It is required that the lines from the top of the listing through the line with "strength_sse = [11.56, 13.47, 15.34]" be reproduced exactly, excluding pictures.

[Plotting code records]
***
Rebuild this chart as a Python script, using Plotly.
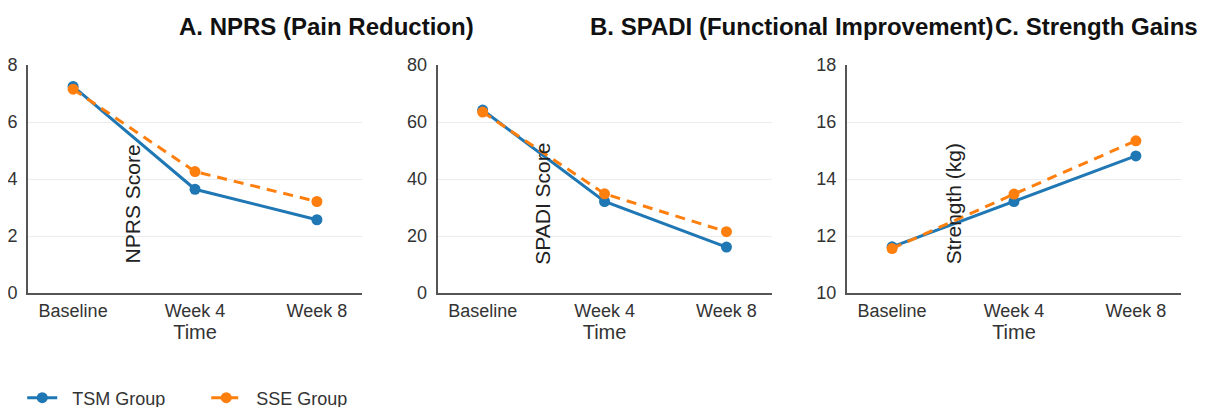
import plotly.graph_objects as go

# ---- data ----
time_points = ["Baseline", "Week 4", "Week 8"]

nprs_tsm = [7.25, 3.64, 2.57]
nprs_sse = [7.15, 4.26, 3.21]

spadi_tsm = [64.2, 32.1, 16.1]
spadi_sse = [63.5, 34.8, 21.5]

strength_tsm = [11.62, 13.21, 14.81]
strength_sse = [11.56, 13.47, 15.34]

panel_titles = ["A. NPRS (Pain Reduction)", "B. SPADI (Functional Improvement)", "C. Strength Gains"]
y_titles = ["NPRS Score", "SPADI Score", "Strength (kg)"]
y_ranges = [[0, 8], [0, 80], [10, 18]]
y_dticks = [2, 20, 2]

series_names = ["TSM Group", "SSE Group"]
colors = ["#1f77b4", "#ff7f0e"]

FONT = "Liberation Sans, Arial, sans-serif"
PAD = "\u00a0\u00a0"

fig = go.Figure()

panels = [(nprs_tsm, nprs_sse), (spadi_tsm, spadi_sse), (strength_tsm, strength_sse)]
for i, (tsm, sse) in enumerate(panels):
    ax = "" if i == 0 else str(i + 1)
    fig.add_trace(go.Scatter(
        x=time_points, y=tsm, name=PAD + series_names[0], mode="lines+markers",
        line=dict(color=colors[0], width=3),
        marker=dict(size=11, color=colors[0]),
        xaxis="x" + ax, yaxis="y" + ax, showlegend=(i == 0), legendgroup="tsm"))
    fig.add_trace(go.Scatter(
        x=time_points, y=sse, name=PAD + series_names[1], mode="lines+markers",
        line=dict(color=colors[1], width=3, dash="10px,7px"),
        marker=dict(size=11, color=colors[1]),
        xaxis="x" + ax, yaxis="y" + ax, showlegend=(i == 0), legendgroup="sse"))

domains = [[0.0, 0.2897], [0.3552, 0.6449], [0.7103, 1.0]]
layout = {}
for i in range(3):
    ax = "" if i == 0 else str(i + 1)
    layout["xaxis" + ax] = dict(
        domain=domains[i], anchor="y" + ax, type="category", automargin=False,
        range=[-0.37, 2.37], showgrid=False, zeroline=False,
        showline=True, linecolor="#555", linewidth=2, ticks="",
        tickfont=dict(size=18, color="#333", family=FONT),
        title=dict(text="Time", font=dict(size=20, color="#333", family=FONT), standoff=2))
    layout["yaxis" + ax] = dict(
        domain=[0, 1], anchor="x" + ax, range=y_ranges[i], dtick=y_dticks[i],
        automargin=False,
        showgrid=True, gridcolor="#ececec", gridwidth=1, zeroline=False,
        showline=True, linecolor="#555", linewidth=2, ticks="",
        ticklabelstandoff=5,
        tickfont=dict(size=18, color="#333", family=FONT))

annotations = []
title_x = [0.2585, 0.6626, 0.9268]
for i in range(3):
    annotations.append(dict(
        text="<b>%s</b>" % panel_titles[i], xref="paper", yref="paper",
        x=title_x[i], y=1.1667, xanchor="center", yanchor="middle", showarrow=False,
        font=dict(size=24, color="#111", family=FONT)))
ytitle_x = [0.0905, 0.4455, 0.8025]
for i in range(3):
    annotations.append(dict(
        text=y_titles[i], xref="paper", yref="paper", textangle=-90,
        x=ytitle_x[i], y=0.39, xanchor="center", yanchor="middle", showarrow=False,
        font=dict(size=21, color="#222", family=FONT)))

fig.update_layout(
    template="none",
    width=1205, height=450,
    margin=dict(l=20, r=32, t=57, b=165),
    paper_bgcolor="white", plot_bgcolor="white",
    font=dict(family=FONT, size=18, color="#333"),
    annotations=annotations,
    legend=dict(orientation="h", x=-0.005, xanchor="left", y=-0.4605, yanchor="middle",
                font=dict(size=18, color="#333", family=FONT), entrywidth=139),
    **layout)

fig.write_html("out.html")
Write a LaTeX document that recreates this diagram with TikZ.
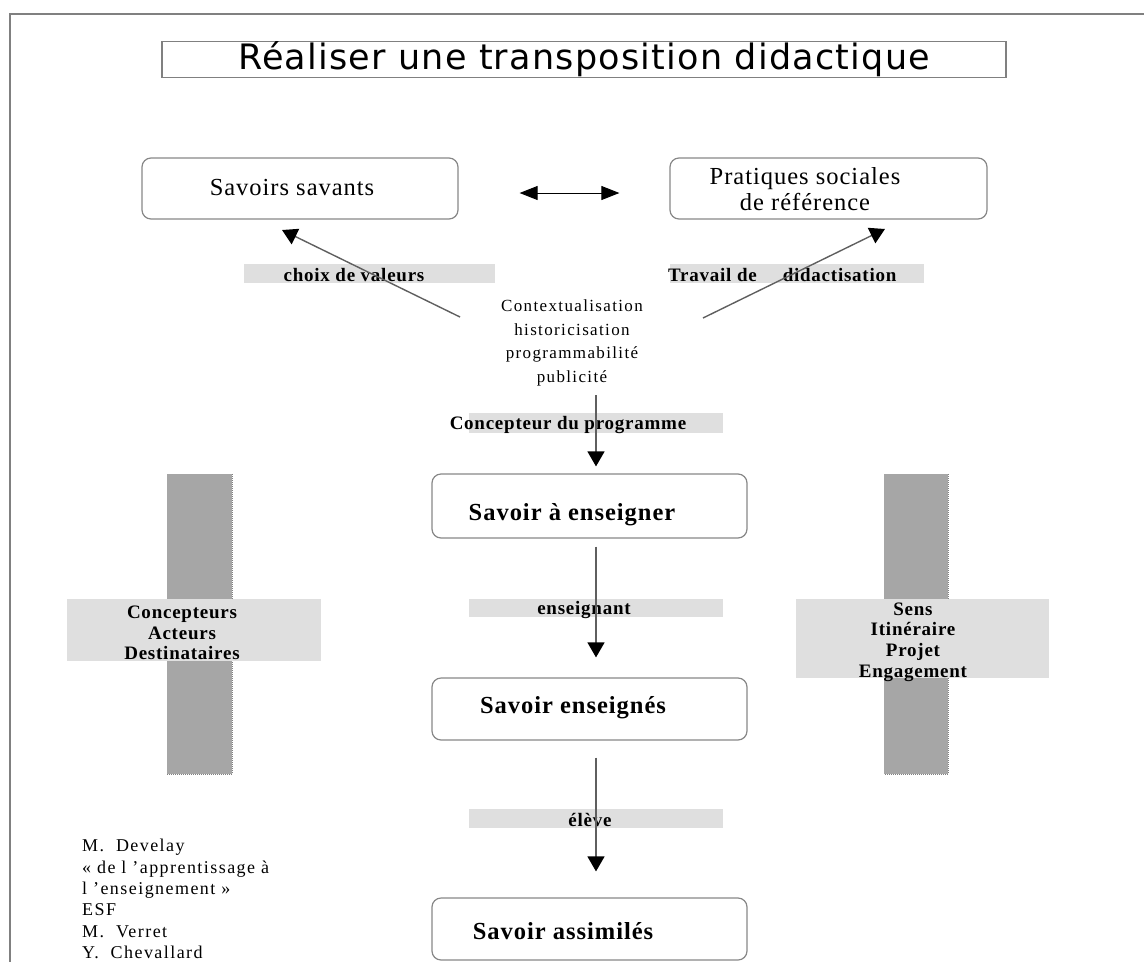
\documentclass[tikz,border=0pt]{standalone}
\usepackage{fontspec}
\setmainfont{Liberation Serif}[LetterSpace=4]
\newfontfamily\smallfont{Liberation Serif}[LetterSpace=8]
\newfontfamily\titlefont{DejaVu Sans}[LetterSpace=3.5]
\usetikzlibrary{arrows.meta}
\definecolor{framegray}{RGB}{128,128,128}
\definecolor{boxgray}{RGB}{135,135,135}
\definecolor{lblgray}{RGB}{223,223,223}
\definecolor{bargray}{RGB}{166,166,166}
\definecolor{linegray}{RGB}{95,95,95}
\begin{document}
\begin{tikzpicture}[x=1pt,y=-1pt,
  rbox/.style={draw=boxgray,line width=1.2pt,rounded corners=9pt,inner sep=0pt},
  boxtxt/.style={inner sep=0pt,font=\fontsize{24.5}{26}\selectfont},
  boldtxt/.style={inner sep=0pt,font=\fontsize{24.5}{26}\selectfont\bfseries},
  lbltxt/.style={inner sep=0pt,font=\fontsize{19}{20.6}\selectfont\bfseries},
  lblbar/.style={fill=lblgray,inner sep=0pt},
  plaintxt/.style={inner sep=0pt,font=\smallfont\fontsize{17}{23.5}\selectfont},
  arr/.style={draw=linegray,line width=1.4pt,-{Triangle[length=15pt,width=17pt,color=black]}},
  dblarr/.style={draw=black,line width=0.9pt,{Triangle[length=18pt,width=14pt]}-{Triangle[length=18pt,width=14pt]}}
]
\useasboundingbox (0,0) rectangle (1144,962);
% outer frame
\draw[framegray,line width=1.6pt] (1144,14) -- (10,14) -- (10,962);
% title
\node[draw=framegray,line width=1.2pt,minimum width=844pt,minimum height=35pt,inner sep=0pt,
      font=\titlefont\fontsize{35}{38}\selectfont] (title) at (584,59.5) {Réaliser une transposition didactique};

% top boxes
\node[rbox,minimum width=316pt,minimum height=61pt] (ss) at (300,188.5) {};
\node[boxtxt] (sst) at (292,188) {Savoirs savants};
\node[rbox,minimum width=317pt,minimum height=61pt] (ps) at (828.5,188.5) {};
\node[boxtxt,align=center] (pst) at (805,189) {Pratiques sociales\\de référence};
\draw[dblarr] ([xshift=61pt,yshift=-4.5pt]ss.east) -- ([xshift=-50pt,yshift=-4.5pt]ps.west);

% label bars top
\node[lblbar,minimum width=251pt,minimum height=19pt] (cvbar) at (369.5,273.5) {};
\node[lbltxt] (cv) at (354,275) {choix de valeurs};
\node[lblbar,minimum width=254pt,minimum height=19pt] (tdbar) at (797,273.5) {};
\node[lbltxt,anchor=west] (td) at (668,275) {Travail de\hspace{26pt}didactisation};

% central text
\node[plaintxt,align=center] (ctx) at (572,343) {Contextualisation\\historicisation\\programmabilité\\publicité};

% diagonal arrows
\coordinate (cl) at (460,317);
\coordinate (tl) at (282,230);
\coordinate (cr) at (703,318);
\coordinate (tr) at (885,229);
\draw[arr] (cl) -- (tl);
\draw[arr] (cr) -- (tr);

% central column
\node[rbox,minimum width=315pt,minimum height=64pt] (sae) at (589.5,506) {};
\node[boldtxt] (saet) at (572,515) {Savoir à enseigner};
\node[rbox,minimum width=315pt,minimum height=62pt] (sen) at (589.5,709) {};
\node[boldtxt] (sent) at (573,708) {Savoir enseignés};
\node[rbox,minimum width=315pt,minimum height=62pt] (sas) at (589.5,929) {};
\node[boldtxt] (sast) at (563,931) {Savoir assimilés};

\node[lblbar,minimum width=254pt,minimum height=20pt] (cpbar) at (596,423) {};
\node[lbltxt] (cp) at (568,425) {Concepteur du programme};
\node[lblbar,minimum width=254pt,minimum height=18pt] (enbar) at (596,608) {};
\node[lbltxt] (en) at (584,610) {enseignant};
\node[lblbar,minimum width=254pt,minimum height=19pt] (elbar) at (596,818.5) {};
\node[lbltxt] (el) at (590,820) {élève};

\coordinate (c1) at (596,395);
\draw[arr] (c1) -- ([xshift=6.5pt,yshift=7pt]sae.north);
\draw[arr] ([xshift=6.5pt,yshift=-8pt]sae.south) -- ([xshift=6.5pt,yshift=20pt]sen.north);
\draw[arr] ([xshift=6.5pt,yshift=-17pt]sen.south) -- ([xshift=6.5pt,yshift=26pt]sas.north);

% side bars
\fill[bargray] (167,474) rectangle (232,774);
\draw[densely dotted,framegray,line width=1pt] (232,474) -- (232,774) -- (167,774);
\fill[bargray] (884,474) rectangle (948,774);
\draw[densely dotted,framegray,line width=1pt] (948,474) -- (948,774) -- (884,774);
\node[lblbar,minimum width=254pt,minimum height=62pt] (lbar) at (194,630) {};
\node[lbltxt,align=center] (lt) at (182,633) {Concepteurs\\Acteurs\\Destinataires};
\node[lblbar,minimum width=253pt,minimum height=79pt] (rbar) at (922.5,638.5) {};
\node[lbltxt,align=center] (rt) at (913,642) {Sens\\Itinéraire\\Projet\\Engagement};

% references
\node[inner sep=0pt,align=left,anchor=north west,font=\smallfont\fontsize{18}{21.4}\selectfont] (refs) at (82,839)
 {M.\ \ Develay\\« de l ’apprentissage à\\l ’enseignement »\\ESF\\M.\ \ Verret\\Y.\ \ Chevallard};
\end{tikzpicture}
\end{document}
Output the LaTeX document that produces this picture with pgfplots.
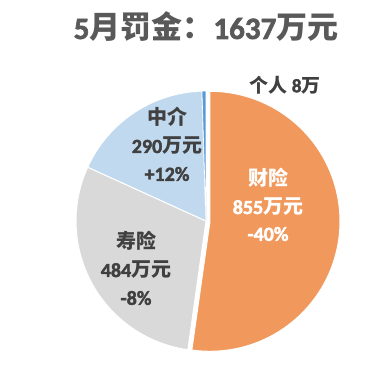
\documentclass[border=0pt]{standalone}
\usepackage{pgfplots}
\pgfplotsset{compat=1.18}
\usepackage{fontspec}
\setmainfont{Carlito}[BoldFeatures={FakeBold=2}]
\newfontfamily\cjk{Noto Sans CJK SC}
\definecolor{orng}{HTML}{F1995C}
\definecolor{gry}{HTML}{D9D9D9}
\definecolor{lblue}{HTML}{C1D9EE}
\definecolor{dblue}{HTML}{5B9BD5}
\definecolor{txt}{HTML}{404040}
\definecolor{ttl}{HTML}{595959}
% data (万元)
\def\vA{855}% 财险
\def\vB{484}% 寿险
\def\vC{290}% 中介
\def\vD{8}%   个人
\pgfmathsetmacro{\tot}{\vA+\vB+\vC+\vD}
\pgfmathsetmacro{\aA}{90}
\pgfmathsetmacro{\aB}{\aA-360*(\vA/\tot)}
\pgfmathsetmacro{\aC}{\aB-360*(\vB/\tot)}
\pgfmathsetmacro{\aD}{\aC-360*(\vC/\tot)}
\pgfmathsetmacro{\aE}{\aD-360*(\vD/\tot)}
\pgfmathsetmacro{\mid}{(\aA+\aB)/2}
\pgfmathsetmacro{\ox}{206+4*cos(\mid)}
\pgfmathsetmacro{\oy}{221-4*sin(\mid)}
\tikzset{lbl/.style={text=txt, font=\fontsize{20}{22}\selectfont\bfseries}}
\begin{document}
\begin{tikzpicture}
\useasboundingbox (0,0) rectangle (390pt,367pt);
\begin{axis}[
  at={(0,0)}, anchor=south west,
  scale only axis, width=390pt, height=367pt,
  xmin=0, xmax=390, ymin=0, ymax=367, y dir=reverse,
  hide axis, clip=false,
]
\addplot[fill=orng, draw=white, line width=1pt, domain=\aB:\aA, samples=120, variable=\t]
  ({\ox+130*cos(\t)},{\oy-130*sin(\t)}) -- (axis cs:\ox,\oy) -- cycle;
\addplot[fill=gry, draw=white, line width=1pt, domain=\aC:\aB, samples=80, variable=\t]
  ({206+130*cos(\t)},{221-130*sin(\t)}) -- (axis cs:206,221) -- cycle;
\addplot[fill=lblue, draw=white, line width=1pt, domain=\aD:\aC, samples=60, variable=\t]
  ({206+130*cos(\t)},{221-130*sin(\t)}) -- (axis cs:206,221) -- cycle;
\addplot[fill=dblue, draw=white, line width=0.6pt, domain=\aE:\aD, samples=5, variable=\t]
  ({206+130*cos(\t)},{221-130*sin(\t)}) -- (axis cs:206,221) -- cycle;
% title
\node[text=ttl, font=\fontsize{31}{34}\selectfont\bfseries] at (axis cs:206,27) {5\cjk 月罚金：\rmfamily 1637\cjk 万元};
% labels
\node[lbl] at (axis cs:167,117) {\cjk 中介};
\node[lbl] at (axis cs:167,146) {290\cjk 万元};
\node[lbl] at (axis cs:167,174) {+12\%};
\node[lbl] at (axis cs:136,241) {\cjk 寿险};
\node[lbl] at (axis cs:136,270) {484\cjk 万元};
\node[lbl] at (axis cs:136,298) {-8\%};
\node[lbl, text=white] at (axis cs:268,178) {\cjk 财险};
\node[lbl, text=white] at (axis cs:268,207) {855\cjk 万元};
\node[lbl, text=white] at (axis cs:268,234) {-40\%};
\node[lbl, font=\fontsize{19}{22}\selectfont\bfseries] at (axis cs:285,85) {\cjk 个人 \rmfamily 8\cjk 万};
\end{axis}
\end{tikzpicture}
\end{document}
***
Exercise response:
Rebuild this chart as a Python script, using Plotly.
import plotly.graph_objects as go

# ---- data ----
time_points = ["Baseline", "Week 4", "Week 8"]

nprs_tsm = [7.25, 3.64, 2.57]
nprs_sse = [7.15, 4.26, 3.21]

spadi_tsm = [64.2, 32.1, 16.1]
spadi_sse = [63.5, 34.8, 21.5]

strength_tsm = [11.62, 13.21, 14.81]
strength_sse = [11.56, 13.47, 15.34]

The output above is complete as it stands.